Sevgi bahçenize diktiğiniz fidanı büyütmek gibidir. Bütün dallarını budarsanız olmaz. Sadece kuru dallarını budamak gerekir. Çokça gübrelerseniz de kurur. Çokça su verirseniz de. Oysa yeterince ve zamanında vereceğiniz gübre su onu istediğiniz gibi bir ağaca dönüştürecektir. Zamanı geldiğinde hayal ettiğiniz gibi size tatlı sulu ve hoş kokulu meyveler sunacaktır.

Kısaca doğru edinilmiş bilgi ve davranışları tümüdür sevgi.

Bir şeyi toptan kabul ve ret etmek her zaman insanı sıkıntılı bir duruma sokar. Yanlışları ve doğruları görmemizi engeller. Bu yüzden en sevilesi şeydir. Soru sormak ve yanıt aramak. Bu yöntemle ulaştığınız şey kendi düşüncenizdir. Size her zaman daha çok yakışır.

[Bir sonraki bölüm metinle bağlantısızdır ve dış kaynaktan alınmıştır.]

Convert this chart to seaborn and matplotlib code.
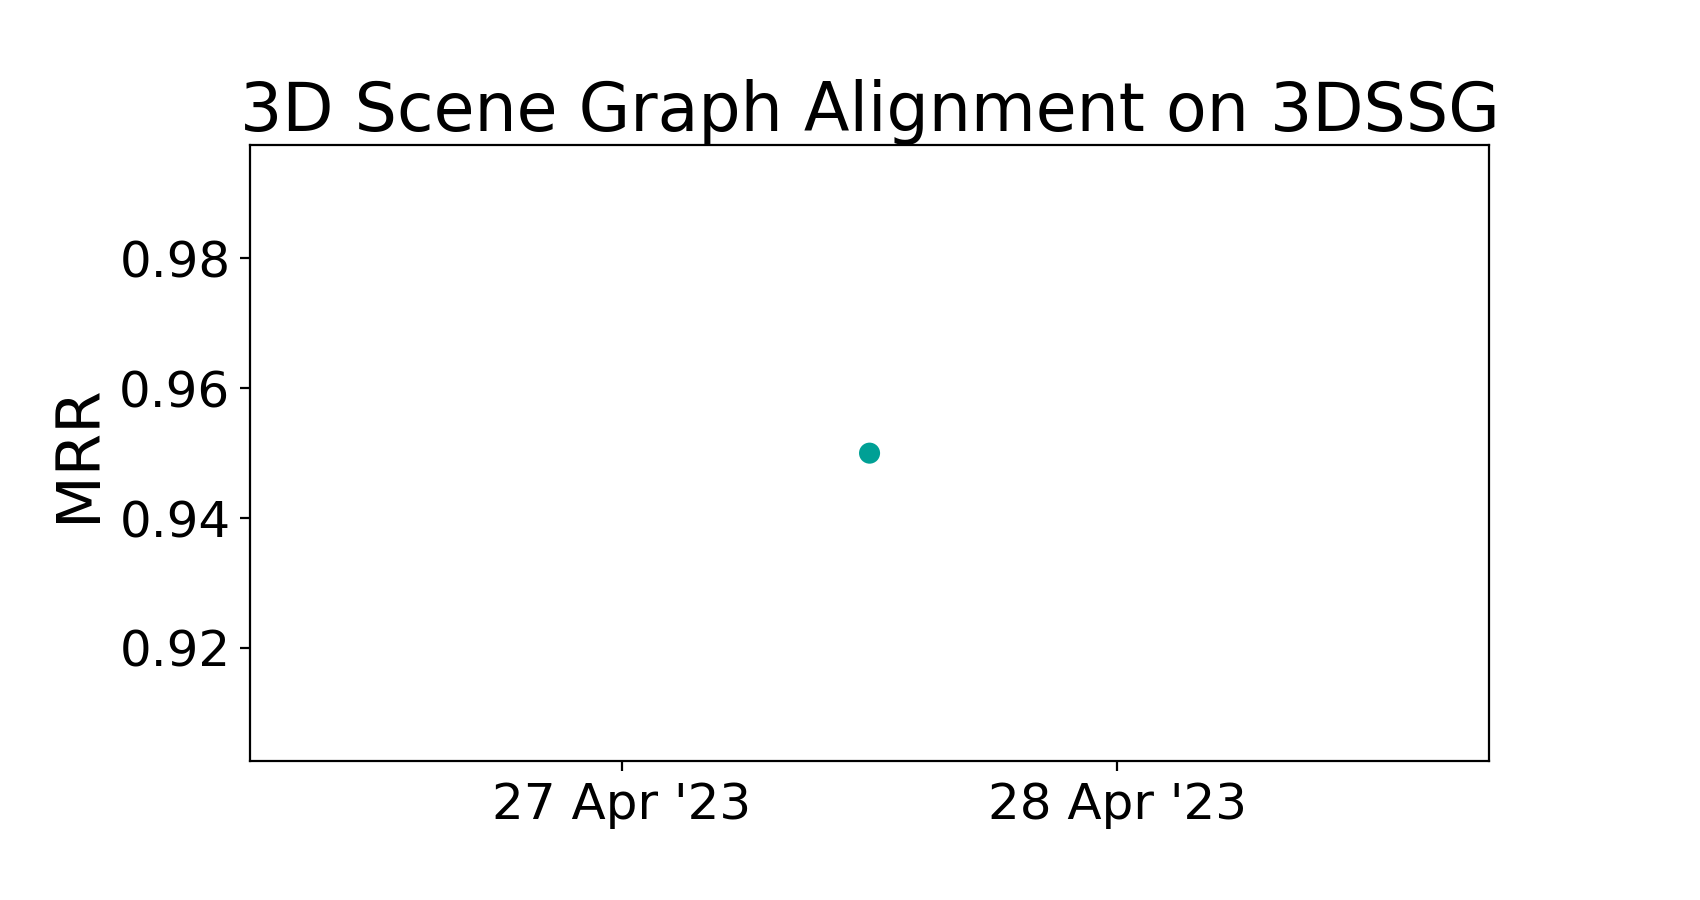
import pandas as pd
import numpy as np
import matplotlib
matplotlib.use('Agg')
import matplotlib.pyplot as plt
import matplotlib.dates as mdates
import seaborn as sns

# Datos del grafico
fechas = ['2023-04-27 12:00']
mrr = [0.95]
titulo = '3D Scene Graph Alignment on 3DSSG'

df = pd.DataFrame({'fecha': pd.to_datetime(fechas), 'MRR': mrr})

sns.set_style('ticks')
plt.rcParams['font.family'] = ['DejaVu Sans']
plt.rcParams['text.color'] = 'black'
plt.rcParams['axes.labelcolor'] = 'black'
plt.rcParams['xtick.color'] = 'black'
plt.rcParams['ytick.color'] = 'black'

fig, ax = plt.subplots(figsize=(17, 9), dpi=100)
fig.subplots_adjust(left=0.147, right=0.876, top=0.839, bottom=0.154)

sns.scatterplot(data=df, x='fecha', y='MRR', ax=ax, color='#00a095', s=230,
                edgecolor='none', legend=False)

# limites como los de matplotlib para un solo punto
centro = df['fecha'].iloc[0]
ax.set_xlim(centro - pd.Timedelta(hours=30), centro + pd.Timedelta(hours=30))
ax.set_ylim(mrr[0] - 0.0475, mrr[0] + 0.0475)

ax.xaxis.set_major_locator(mdates.DayLocator())
ax.xaxis.set_major_formatter(mdates.DateFormatter("%d %b '%y"))
ax.set_yticks([0.92, 0.94, 0.96, 0.98])

ax.set_title(titulo, fontsize=48, pad=6, color='black')
ax.set_xlabel('')
ax.set_ylabel('MRR', fontsize=44, labelpad=8, color='black')
ax.tick_params(axis='both', labelsize=36, length=7, width=1.6, pad=7,
               direction='out', color='black', labelcolor='black')
for sp in ax.spines.values():
    sp.set_linewidth(1.6)
    sp.set_color('black')
    sp.set_visible(True)

fig.savefig('out.png', dpi=100)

Dün akşam yalan üzerine konuşuyorduk. Yalan söylemek elbette ki hoş olmayan bir davranış biçimidir. Kimse yalanı ve yalancıları sevmez. Şöyle elinize bir kâğıt kalem alıp sorun rastladıklarınıza hemen hepsi size şu yanıtı verecektir. Yalanı mı, hiç sevmem. Yalancıyı da öyle.

Bir de şunu sorsak, yalan söyler misiniz? Az buçuk yürekli olanların size vereceği yanıtı zaten biliyor olmalısınız. O halde bir insanı tamamıyla iyi ya da kötü kabul etmek hatadır. Biri size yalan söylüyor ise önce durup kendine bakmalı insan. Sorular sormalı. İlk olarak karşınızdaki kişi sizin vereceğiniz tepkiyi önceden ölçmüştür. Ve bir yargıya varmıştır. Bu yüzden gerçeği sizin hoşunuza gidecek biçimde değiştirivermiştir bir süreliğine.

İkinci olarak hoş görünüz yoktur. Hoşunuza gitmeyen durumlarda karşınızdakine fiziksel ya da duygusal şiddet uyguluyorsunuzdur. Kimse şiddet görmek istemez.

Üçüncü olarak bir yerlerde onun değersiz olduğu hissini vermişsinizdir. Bunlar uzatılabilir. Yapılması gereken şey evet ve hayırı bir parça yaşamımızdan çıkarmaktır. Bu yaşamınızdaki sorunları azaltacak ve kendinizi daha iyi hissettirecektir.

Evet ya da hayır yerine,

Anladım, deyin.

Birlikte değerlendirelim.

Peki yapabiliriz.

Bunu yapman beni üzer deyin.

Daha önce denemiştim deyin.

Sait Faik “Bir insanı tanımakla başlar her şey “der. Tanımak sevmenin ön koşuludur. Tanımadan sevmek, tanımadan nefret etmek yaşamımızı cehenneme çevirir. Unutmayalım kimse gayyada bir yılan değildir. Her insan doğru ve yanlış yönleriyle vardır.